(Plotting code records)
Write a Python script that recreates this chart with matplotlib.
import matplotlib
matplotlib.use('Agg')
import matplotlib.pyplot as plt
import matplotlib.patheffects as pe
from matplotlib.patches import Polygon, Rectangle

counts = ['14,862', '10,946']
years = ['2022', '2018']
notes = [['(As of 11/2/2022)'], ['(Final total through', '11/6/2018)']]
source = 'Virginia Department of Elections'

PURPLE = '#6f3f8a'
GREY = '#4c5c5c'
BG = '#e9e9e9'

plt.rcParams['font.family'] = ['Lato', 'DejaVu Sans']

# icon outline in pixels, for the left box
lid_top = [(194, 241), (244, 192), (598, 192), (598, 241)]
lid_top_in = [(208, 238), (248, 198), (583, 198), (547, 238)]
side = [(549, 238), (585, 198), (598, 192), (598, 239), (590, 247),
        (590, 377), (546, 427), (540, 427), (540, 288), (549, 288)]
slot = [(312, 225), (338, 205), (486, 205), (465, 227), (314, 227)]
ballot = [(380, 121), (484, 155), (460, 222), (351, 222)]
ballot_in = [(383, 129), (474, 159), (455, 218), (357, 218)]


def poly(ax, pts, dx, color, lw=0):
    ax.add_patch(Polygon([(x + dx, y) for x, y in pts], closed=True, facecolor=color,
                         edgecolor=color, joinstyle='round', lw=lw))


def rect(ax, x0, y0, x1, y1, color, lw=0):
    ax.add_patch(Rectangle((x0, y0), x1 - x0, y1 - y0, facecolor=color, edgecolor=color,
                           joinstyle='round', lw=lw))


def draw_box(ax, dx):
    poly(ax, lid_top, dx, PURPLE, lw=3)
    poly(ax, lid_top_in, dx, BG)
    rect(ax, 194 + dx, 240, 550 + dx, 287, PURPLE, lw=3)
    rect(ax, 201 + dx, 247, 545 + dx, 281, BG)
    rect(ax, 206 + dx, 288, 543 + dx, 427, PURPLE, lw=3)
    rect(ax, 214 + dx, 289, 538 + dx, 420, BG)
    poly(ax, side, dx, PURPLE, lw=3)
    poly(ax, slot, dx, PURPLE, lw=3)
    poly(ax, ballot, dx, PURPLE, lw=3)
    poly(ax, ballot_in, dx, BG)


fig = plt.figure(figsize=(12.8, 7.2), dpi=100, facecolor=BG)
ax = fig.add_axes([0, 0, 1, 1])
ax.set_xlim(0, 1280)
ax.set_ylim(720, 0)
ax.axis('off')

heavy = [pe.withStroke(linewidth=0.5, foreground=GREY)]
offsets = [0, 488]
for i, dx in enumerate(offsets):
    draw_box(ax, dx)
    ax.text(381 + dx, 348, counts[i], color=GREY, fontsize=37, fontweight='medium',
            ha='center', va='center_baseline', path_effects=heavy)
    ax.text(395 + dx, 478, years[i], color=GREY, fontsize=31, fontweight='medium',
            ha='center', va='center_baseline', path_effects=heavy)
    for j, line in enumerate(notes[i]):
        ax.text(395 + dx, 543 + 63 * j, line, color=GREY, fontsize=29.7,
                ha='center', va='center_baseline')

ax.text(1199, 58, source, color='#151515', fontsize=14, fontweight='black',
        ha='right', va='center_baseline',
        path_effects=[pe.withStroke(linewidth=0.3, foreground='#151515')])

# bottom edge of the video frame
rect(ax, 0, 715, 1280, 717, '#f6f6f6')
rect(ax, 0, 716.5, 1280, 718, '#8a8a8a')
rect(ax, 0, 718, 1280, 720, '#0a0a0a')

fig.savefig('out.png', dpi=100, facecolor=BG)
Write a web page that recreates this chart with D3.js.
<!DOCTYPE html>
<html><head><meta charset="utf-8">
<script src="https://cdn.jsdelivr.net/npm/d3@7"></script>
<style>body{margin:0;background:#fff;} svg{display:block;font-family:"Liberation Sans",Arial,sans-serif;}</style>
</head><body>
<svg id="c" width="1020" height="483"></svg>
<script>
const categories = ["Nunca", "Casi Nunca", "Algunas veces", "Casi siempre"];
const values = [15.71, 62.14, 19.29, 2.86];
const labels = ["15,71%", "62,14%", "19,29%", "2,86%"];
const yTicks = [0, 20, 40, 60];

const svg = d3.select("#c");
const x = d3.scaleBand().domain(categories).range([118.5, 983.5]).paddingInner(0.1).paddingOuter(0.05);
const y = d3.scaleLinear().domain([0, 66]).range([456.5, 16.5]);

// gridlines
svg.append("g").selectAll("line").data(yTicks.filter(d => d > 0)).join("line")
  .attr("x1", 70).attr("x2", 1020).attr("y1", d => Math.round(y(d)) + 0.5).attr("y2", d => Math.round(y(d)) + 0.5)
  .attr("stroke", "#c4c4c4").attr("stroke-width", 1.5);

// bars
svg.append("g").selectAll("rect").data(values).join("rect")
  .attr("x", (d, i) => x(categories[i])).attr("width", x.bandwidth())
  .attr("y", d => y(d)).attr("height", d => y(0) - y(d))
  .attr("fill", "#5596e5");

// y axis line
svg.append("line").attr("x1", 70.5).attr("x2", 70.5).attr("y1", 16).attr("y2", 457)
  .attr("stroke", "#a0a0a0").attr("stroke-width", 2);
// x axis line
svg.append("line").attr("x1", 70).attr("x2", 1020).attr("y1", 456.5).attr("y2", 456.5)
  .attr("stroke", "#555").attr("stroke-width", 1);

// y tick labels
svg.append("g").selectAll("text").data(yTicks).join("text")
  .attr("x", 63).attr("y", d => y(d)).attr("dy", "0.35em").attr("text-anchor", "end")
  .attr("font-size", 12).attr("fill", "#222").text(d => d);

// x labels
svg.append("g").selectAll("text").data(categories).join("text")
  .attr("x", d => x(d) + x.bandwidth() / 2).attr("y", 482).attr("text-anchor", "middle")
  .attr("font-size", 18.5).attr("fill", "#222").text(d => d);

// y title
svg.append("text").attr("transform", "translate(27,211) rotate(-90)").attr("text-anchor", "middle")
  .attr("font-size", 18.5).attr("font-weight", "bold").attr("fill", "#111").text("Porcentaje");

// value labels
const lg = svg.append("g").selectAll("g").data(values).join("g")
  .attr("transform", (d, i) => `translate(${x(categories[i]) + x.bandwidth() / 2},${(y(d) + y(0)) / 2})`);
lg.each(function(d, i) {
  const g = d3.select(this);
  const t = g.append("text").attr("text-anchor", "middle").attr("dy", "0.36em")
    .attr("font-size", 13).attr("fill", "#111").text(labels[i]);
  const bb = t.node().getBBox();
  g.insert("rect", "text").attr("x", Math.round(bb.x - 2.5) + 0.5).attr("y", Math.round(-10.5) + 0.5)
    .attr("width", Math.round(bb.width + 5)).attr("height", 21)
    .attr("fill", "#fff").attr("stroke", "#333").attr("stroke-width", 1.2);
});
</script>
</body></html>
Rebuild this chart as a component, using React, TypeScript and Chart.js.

### Job
The lines to return run from the one containing "Write a web" down to the one containing "const y = d3.scaleLinear().domain([0, 66]).range([456.5, 16.5]);"; give them exactly, both included, and no others.

### Exercise answer
Write a web page that recreates this chart with D3.js.
<!DOCTYPE html>
<html><head><meta charset="utf-8">
<script src="https://cdn.jsdelivr.net/npm/d3@7"></script>
<style>body{margin:0;background:#fff;} svg{display:block;font-family:"Liberation Sans",Arial,sans-serif;}</style>
</head><body>
<svg id="c" width="1020" height="483"></svg>
<script>
const categories = ["Nunca", "Casi Nunca", "Algunas veces", "Casi siempre"];
const values = [15.71, 62.14, 19.29, 2.86];
const labels = ["15,71%", "62,14%", "19,29%", "2,86%"];
const yTicks = [0, 20, 40, 60];

const svg = d3.select("#c");
const x = d3.scaleBand().domain(categories).range([118.5, 983.5]).paddingInner(0.1).paddingOuter(0.05);
const y = d3.scaleLinear().domain([0, 66]).range([456.5, 16.5]);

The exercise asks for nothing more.